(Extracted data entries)
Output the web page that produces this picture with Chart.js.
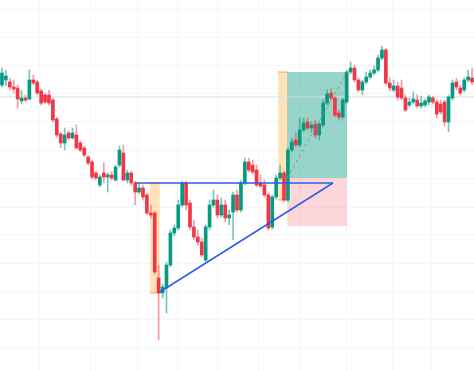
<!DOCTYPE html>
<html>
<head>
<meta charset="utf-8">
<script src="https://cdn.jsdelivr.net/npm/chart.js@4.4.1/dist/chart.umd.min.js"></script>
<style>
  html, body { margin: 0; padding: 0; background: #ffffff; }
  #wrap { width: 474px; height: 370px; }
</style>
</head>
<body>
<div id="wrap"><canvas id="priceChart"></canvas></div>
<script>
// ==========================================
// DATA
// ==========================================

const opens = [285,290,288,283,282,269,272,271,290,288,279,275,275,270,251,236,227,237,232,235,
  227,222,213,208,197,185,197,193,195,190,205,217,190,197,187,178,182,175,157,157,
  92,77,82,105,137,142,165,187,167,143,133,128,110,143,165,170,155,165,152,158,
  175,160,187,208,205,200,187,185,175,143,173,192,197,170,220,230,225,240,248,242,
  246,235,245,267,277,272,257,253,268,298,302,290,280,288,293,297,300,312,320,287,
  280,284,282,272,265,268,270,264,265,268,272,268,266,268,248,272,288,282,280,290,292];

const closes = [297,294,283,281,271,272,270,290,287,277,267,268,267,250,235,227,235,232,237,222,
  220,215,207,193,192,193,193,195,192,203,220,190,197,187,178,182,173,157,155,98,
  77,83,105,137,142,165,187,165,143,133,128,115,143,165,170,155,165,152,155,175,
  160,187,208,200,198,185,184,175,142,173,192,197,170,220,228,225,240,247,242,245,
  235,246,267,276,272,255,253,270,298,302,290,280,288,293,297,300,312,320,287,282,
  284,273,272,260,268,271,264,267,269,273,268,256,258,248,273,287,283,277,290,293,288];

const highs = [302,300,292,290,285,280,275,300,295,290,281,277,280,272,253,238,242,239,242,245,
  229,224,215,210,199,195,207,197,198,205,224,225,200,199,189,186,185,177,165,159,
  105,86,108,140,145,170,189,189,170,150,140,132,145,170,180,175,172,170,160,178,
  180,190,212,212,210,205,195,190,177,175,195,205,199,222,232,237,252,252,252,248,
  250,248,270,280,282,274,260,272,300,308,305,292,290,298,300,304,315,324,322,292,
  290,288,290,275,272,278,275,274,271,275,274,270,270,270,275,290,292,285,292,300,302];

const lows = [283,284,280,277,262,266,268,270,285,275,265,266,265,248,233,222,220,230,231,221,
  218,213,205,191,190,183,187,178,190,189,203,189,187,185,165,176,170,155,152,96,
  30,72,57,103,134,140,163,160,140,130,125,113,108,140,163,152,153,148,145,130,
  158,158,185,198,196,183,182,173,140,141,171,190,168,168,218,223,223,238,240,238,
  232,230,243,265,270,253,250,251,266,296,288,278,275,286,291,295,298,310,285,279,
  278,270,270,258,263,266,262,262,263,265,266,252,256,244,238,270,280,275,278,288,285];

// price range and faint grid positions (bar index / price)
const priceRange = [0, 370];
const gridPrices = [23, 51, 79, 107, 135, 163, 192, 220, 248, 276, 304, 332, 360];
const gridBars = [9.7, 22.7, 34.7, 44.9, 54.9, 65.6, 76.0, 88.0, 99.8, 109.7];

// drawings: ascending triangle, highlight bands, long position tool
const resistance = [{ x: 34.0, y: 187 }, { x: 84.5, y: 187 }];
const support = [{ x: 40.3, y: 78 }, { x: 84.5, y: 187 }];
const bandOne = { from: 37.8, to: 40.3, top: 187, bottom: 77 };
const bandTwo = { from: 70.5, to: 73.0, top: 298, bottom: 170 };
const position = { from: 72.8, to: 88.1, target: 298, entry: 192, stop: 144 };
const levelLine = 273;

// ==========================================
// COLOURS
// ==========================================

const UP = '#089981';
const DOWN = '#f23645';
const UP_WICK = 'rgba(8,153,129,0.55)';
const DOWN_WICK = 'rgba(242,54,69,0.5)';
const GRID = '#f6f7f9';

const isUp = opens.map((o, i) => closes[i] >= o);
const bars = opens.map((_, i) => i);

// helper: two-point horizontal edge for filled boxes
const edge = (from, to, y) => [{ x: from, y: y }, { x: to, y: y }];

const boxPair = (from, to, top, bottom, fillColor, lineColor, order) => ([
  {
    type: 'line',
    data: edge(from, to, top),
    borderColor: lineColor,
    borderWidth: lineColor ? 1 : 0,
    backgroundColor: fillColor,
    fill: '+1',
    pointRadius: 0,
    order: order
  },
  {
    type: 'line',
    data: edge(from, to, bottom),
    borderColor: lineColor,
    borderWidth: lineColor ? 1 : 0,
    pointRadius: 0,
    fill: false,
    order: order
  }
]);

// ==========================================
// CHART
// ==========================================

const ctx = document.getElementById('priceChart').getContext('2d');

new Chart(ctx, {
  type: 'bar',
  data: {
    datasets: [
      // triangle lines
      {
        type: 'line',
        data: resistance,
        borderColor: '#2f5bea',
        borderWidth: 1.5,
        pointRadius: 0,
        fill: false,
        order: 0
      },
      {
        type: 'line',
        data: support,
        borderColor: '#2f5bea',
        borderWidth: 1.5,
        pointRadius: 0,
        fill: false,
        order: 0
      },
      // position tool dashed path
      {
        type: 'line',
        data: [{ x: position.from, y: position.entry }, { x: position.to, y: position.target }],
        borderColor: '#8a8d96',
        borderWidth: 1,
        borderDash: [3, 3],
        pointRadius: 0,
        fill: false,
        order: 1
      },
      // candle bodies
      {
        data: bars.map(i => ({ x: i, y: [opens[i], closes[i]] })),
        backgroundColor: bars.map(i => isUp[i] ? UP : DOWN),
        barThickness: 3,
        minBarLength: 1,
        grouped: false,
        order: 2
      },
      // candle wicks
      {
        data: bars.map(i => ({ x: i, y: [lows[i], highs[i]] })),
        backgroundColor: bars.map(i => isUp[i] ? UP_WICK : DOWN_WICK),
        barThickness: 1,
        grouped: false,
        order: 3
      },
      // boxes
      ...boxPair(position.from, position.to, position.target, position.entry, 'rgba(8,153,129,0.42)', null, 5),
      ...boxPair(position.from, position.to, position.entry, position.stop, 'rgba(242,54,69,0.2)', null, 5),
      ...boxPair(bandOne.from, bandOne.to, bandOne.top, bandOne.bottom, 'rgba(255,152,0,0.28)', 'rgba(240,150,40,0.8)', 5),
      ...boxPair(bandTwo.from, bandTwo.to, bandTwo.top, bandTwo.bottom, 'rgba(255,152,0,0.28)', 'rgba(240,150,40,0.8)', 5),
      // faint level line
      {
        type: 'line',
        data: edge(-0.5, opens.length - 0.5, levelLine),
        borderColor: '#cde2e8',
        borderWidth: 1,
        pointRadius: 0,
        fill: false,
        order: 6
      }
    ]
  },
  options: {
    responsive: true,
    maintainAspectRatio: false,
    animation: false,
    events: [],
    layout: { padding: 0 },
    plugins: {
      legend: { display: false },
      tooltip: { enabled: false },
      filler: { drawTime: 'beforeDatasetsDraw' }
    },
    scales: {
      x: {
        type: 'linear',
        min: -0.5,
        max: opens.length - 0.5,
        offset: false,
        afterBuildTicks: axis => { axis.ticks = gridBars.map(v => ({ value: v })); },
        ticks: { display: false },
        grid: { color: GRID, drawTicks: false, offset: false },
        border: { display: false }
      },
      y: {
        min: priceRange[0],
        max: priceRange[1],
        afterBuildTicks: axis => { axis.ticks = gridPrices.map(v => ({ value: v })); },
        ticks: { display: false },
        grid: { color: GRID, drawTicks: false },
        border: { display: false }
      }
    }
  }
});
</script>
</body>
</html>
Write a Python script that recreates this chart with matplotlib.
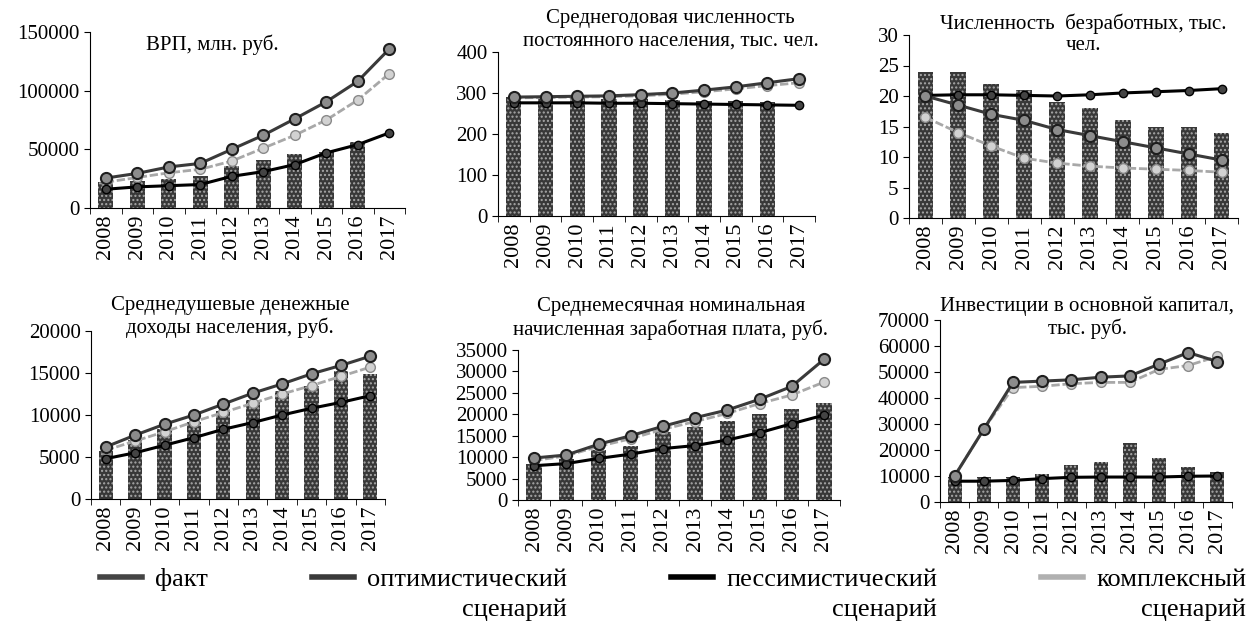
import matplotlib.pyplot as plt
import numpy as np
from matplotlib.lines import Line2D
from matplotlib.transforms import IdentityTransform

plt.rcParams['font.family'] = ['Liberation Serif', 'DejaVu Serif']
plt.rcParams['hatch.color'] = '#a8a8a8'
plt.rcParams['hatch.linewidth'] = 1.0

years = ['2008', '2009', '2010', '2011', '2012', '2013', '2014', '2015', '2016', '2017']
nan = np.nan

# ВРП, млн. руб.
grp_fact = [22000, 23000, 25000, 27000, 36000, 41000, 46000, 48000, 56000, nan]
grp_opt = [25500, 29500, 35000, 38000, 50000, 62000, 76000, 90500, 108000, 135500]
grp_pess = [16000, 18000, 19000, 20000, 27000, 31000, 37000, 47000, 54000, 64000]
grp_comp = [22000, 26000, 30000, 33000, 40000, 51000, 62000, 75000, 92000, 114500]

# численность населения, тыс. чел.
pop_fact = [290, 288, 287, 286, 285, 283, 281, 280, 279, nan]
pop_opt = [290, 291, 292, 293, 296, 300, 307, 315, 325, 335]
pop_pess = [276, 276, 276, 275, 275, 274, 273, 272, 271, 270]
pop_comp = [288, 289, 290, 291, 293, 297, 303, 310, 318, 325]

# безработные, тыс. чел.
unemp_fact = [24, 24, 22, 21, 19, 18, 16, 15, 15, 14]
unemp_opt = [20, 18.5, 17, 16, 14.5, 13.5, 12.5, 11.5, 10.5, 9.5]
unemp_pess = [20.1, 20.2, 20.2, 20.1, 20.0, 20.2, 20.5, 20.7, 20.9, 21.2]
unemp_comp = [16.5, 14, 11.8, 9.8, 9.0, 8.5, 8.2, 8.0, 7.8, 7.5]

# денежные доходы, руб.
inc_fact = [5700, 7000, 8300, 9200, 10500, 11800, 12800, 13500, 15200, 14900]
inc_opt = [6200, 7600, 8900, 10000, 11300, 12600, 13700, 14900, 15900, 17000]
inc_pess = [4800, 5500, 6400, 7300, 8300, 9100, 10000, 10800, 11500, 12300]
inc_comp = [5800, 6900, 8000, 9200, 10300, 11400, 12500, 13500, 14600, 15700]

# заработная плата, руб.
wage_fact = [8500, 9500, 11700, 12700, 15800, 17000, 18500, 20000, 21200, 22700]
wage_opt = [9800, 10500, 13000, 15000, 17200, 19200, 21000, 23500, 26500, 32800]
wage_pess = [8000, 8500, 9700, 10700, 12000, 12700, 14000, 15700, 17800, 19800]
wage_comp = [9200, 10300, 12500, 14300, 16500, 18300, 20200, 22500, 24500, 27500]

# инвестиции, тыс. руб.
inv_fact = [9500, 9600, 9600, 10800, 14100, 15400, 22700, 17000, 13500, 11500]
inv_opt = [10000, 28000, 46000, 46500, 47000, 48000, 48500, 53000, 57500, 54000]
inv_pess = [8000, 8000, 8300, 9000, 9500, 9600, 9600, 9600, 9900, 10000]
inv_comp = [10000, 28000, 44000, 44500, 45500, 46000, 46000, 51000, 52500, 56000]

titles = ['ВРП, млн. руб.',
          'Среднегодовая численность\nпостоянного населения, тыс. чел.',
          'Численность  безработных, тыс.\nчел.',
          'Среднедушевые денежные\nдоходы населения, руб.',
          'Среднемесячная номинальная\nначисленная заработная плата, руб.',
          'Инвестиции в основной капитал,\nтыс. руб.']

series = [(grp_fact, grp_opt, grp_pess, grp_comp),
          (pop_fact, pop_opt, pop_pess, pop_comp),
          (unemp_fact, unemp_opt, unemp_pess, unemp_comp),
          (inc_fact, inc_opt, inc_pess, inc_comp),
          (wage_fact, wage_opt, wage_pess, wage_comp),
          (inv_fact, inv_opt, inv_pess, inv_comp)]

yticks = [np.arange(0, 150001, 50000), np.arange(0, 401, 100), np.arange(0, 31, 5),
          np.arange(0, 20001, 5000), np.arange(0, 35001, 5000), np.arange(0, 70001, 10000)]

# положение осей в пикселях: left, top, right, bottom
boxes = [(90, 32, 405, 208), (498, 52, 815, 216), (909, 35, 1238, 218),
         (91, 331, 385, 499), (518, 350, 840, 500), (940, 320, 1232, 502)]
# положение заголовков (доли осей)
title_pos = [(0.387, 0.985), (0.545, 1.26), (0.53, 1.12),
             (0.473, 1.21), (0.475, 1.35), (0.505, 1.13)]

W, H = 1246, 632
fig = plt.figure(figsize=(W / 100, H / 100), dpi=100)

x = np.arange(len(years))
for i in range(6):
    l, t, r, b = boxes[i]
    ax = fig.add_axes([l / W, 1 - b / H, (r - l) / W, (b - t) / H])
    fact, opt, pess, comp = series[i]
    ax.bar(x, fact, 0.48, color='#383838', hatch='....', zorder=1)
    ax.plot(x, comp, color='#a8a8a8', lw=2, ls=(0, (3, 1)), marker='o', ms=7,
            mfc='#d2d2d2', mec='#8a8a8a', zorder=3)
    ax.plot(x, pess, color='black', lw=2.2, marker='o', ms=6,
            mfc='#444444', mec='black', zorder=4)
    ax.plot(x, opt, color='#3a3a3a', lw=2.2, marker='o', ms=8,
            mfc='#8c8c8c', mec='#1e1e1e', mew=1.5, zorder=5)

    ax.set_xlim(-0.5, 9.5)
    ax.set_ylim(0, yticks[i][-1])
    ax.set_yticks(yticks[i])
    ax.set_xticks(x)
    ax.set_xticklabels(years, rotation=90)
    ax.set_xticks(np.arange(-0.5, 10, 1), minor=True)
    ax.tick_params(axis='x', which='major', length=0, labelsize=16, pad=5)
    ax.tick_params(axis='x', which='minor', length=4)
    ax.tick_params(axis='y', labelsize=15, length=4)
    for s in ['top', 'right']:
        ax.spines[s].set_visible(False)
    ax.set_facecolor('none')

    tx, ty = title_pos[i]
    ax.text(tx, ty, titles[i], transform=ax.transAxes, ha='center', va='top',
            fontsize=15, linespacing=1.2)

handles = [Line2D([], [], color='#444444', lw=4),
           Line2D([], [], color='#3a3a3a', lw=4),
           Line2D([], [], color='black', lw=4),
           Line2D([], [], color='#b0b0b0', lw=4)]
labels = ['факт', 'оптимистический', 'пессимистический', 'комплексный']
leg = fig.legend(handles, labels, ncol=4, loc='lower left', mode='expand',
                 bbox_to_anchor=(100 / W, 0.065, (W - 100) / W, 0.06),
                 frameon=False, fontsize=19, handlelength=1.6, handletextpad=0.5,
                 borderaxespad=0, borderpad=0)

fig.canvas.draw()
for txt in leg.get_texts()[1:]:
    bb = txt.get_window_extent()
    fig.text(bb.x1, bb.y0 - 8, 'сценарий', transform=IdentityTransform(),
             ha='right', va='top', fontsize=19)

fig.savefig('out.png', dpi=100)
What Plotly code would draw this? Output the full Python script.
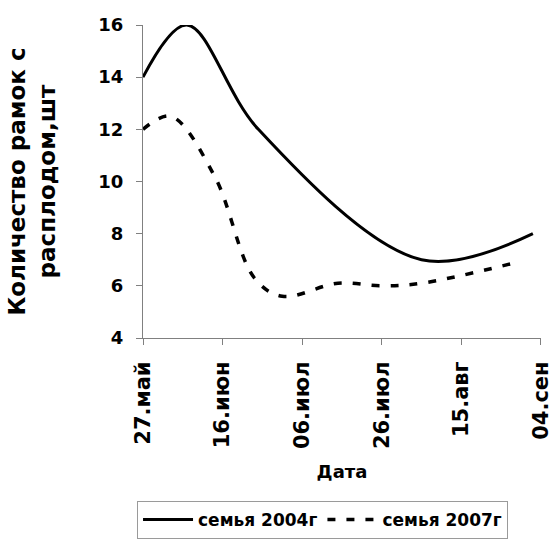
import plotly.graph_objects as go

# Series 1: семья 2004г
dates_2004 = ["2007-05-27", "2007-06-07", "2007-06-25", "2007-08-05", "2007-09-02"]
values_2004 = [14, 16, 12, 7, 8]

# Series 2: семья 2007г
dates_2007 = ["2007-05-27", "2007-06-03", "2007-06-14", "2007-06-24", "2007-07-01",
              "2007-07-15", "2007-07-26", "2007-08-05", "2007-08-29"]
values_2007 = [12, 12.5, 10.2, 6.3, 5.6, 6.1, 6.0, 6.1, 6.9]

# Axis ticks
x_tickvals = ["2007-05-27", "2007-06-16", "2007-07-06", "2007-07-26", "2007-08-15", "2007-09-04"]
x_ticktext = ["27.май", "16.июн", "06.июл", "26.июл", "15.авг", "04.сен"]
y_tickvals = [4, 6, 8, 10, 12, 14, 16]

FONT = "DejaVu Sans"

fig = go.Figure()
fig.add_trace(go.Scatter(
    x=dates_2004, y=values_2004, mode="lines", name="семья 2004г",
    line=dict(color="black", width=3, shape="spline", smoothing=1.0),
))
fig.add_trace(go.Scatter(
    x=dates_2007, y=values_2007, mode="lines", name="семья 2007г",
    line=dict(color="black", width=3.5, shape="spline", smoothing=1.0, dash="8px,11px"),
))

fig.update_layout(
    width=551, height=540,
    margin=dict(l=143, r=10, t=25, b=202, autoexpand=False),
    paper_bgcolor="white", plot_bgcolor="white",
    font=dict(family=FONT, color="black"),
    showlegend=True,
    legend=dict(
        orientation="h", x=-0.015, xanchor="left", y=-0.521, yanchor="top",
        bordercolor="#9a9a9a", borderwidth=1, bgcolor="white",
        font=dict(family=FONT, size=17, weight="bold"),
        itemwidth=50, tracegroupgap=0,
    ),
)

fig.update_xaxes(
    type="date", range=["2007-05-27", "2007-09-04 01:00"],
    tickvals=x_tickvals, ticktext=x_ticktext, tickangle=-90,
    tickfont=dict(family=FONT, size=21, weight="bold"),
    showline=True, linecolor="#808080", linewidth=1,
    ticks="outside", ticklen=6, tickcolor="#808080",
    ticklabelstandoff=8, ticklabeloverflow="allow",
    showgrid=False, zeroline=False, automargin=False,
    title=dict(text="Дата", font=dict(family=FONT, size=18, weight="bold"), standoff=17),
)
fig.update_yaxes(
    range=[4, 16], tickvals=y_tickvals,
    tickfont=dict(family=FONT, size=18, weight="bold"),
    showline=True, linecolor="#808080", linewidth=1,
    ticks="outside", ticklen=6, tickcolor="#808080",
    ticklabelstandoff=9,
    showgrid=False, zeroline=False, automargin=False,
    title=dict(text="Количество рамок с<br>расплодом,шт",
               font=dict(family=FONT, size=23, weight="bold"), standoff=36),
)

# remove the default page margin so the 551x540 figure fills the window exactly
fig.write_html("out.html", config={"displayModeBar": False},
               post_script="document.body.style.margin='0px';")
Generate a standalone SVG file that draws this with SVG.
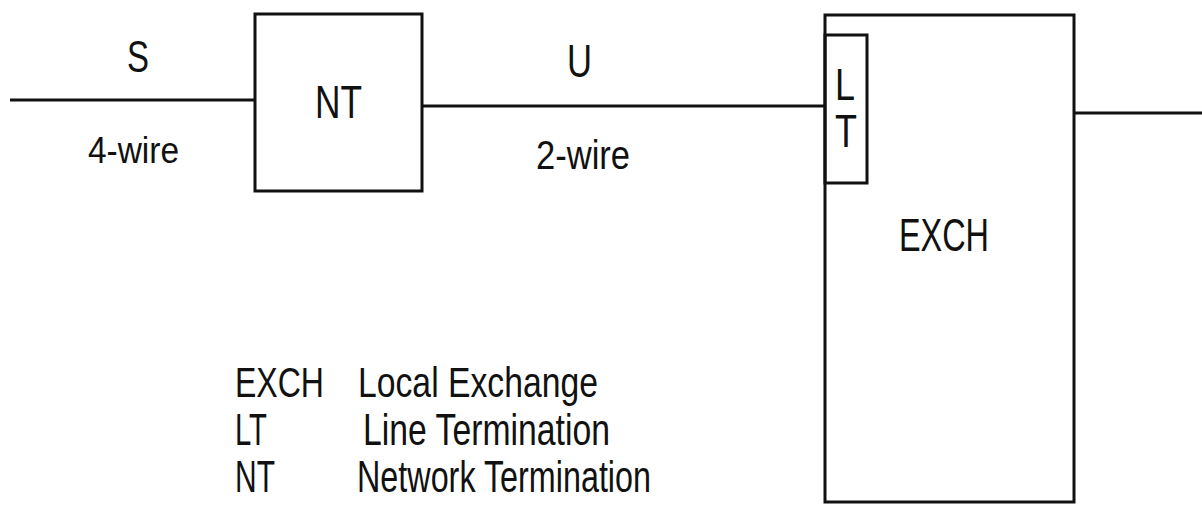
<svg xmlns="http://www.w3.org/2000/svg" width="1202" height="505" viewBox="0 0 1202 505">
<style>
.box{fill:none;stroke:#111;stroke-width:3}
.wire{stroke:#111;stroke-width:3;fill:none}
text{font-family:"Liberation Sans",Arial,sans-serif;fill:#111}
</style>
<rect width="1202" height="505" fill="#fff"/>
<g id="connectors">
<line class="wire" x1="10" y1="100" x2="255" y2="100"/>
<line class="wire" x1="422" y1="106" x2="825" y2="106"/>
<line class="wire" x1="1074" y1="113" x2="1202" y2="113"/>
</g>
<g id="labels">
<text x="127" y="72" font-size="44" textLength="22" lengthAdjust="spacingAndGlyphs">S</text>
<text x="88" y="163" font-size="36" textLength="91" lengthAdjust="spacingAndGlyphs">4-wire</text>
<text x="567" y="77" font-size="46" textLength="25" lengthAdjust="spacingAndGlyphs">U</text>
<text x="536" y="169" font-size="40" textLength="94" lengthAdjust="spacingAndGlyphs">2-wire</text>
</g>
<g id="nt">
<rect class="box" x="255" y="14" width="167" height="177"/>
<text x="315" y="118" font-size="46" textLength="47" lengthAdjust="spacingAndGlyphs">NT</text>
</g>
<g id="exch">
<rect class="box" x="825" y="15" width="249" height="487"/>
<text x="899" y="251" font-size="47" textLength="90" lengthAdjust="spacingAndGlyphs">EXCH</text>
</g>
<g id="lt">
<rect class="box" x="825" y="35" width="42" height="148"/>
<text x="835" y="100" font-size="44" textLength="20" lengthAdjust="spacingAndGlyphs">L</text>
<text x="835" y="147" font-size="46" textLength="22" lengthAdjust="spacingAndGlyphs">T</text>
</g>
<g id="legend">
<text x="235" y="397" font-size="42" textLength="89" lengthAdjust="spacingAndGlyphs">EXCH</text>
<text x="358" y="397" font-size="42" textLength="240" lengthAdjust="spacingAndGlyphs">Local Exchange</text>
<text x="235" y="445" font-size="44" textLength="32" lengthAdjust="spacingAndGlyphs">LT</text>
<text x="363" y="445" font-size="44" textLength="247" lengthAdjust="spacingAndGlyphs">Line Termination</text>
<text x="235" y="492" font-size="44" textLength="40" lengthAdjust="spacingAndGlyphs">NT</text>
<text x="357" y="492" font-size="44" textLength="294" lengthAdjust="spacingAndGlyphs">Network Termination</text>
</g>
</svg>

§ **TASK TO CARRY OUT**: In the listing above, find the line containing "Write a Python" and the line containing "13500, 14600, 15700]". Reproduce those lines and all between them exactly, with no pictures and nothing more.

§ **REPLY TO THE EXERCISE**:
Write a Python script that recreates this chart with matplotlib.
import matplotlib.pyplot as plt
import numpy as np
from matplotlib.lines import Line2D
from matplotlib.transforms import IdentityTransform

plt.rcParams['font.family'] = ['Liberation Serif', 'DejaVu Serif']
plt.rcParams['hatch.color'] = '#a8a8a8'
plt.rcParams['hatch.linewidth'] = 1.0

years = ['2008', '2009', '2010', '2011', '2012', '2013', '2014', '2015', '2016', '2017']
nan = np.nan

# ВРП, млн. руб.
grp_fact = [22000, 23000, 25000, 27000, 36000, 41000, 46000, 48000, 56000, nan]
grp_opt = [25500, 29500, 35000, 38000, 50000, 62000, 76000, 90500, 108000, 135500]
grp_pess = [16000, 18000, 19000, 20000, 27000, 31000, 37000, 47000, 54000, 64000]
grp_comp = [22000, 26000, 30000, 33000, 40000, 51000, 62000, 75000, 92000, 114500]

# численность населения, тыс. чел.
pop_fact = [290, 288, 287, 286, 285, 283, 281, 280, 279, nan]
pop_opt = [290, 291, 292, 293, 296, 300, 307, 315, 325, 335]
pop_pess = [276, 276, 276, 275, 275, 274, 273, 272, 271, 270]
pop_comp = [288, 289, 290, 291, 293, 297, 303, 310, 318, 325]

# безработные, тыс. чел.
unemp_fact = [24, 24, 22, 21, 19, 18, 16, 15, 15, 14]
unemp_opt = [20, 18.5, 17, 16, 14.5, 13.5, 12.5, 11.5, 10.5, 9.5]
unemp_pess = [20.1, 20.2, 20.2, 20.1, 20.0, 20.2, 20.5, 20.7, 20.9, 21.2]
unemp_comp = [16.5, 14, 11.8, 9.8, 9.0, 8.5, 8.2, 8.0, 7.8, 7.5]

# денежные доходы, руб.
inc_fact = [5700, 7000, 8300, 9200, 10500, 11800, 12800, 13500, 15200, 14900]
inc_opt = [6200, 7600, 8900, 10000, 11300, 12600, 13700, 14900, 15900, 17000]
inc_pess = [4800, 5500, 6400, 7300, 8300, 9100, 10000, 10800, 11500, 12300]
inc_comp = [5800, 6900, 8000, 9200, 10300, 11400, 12500, 13500, 14600, 15700]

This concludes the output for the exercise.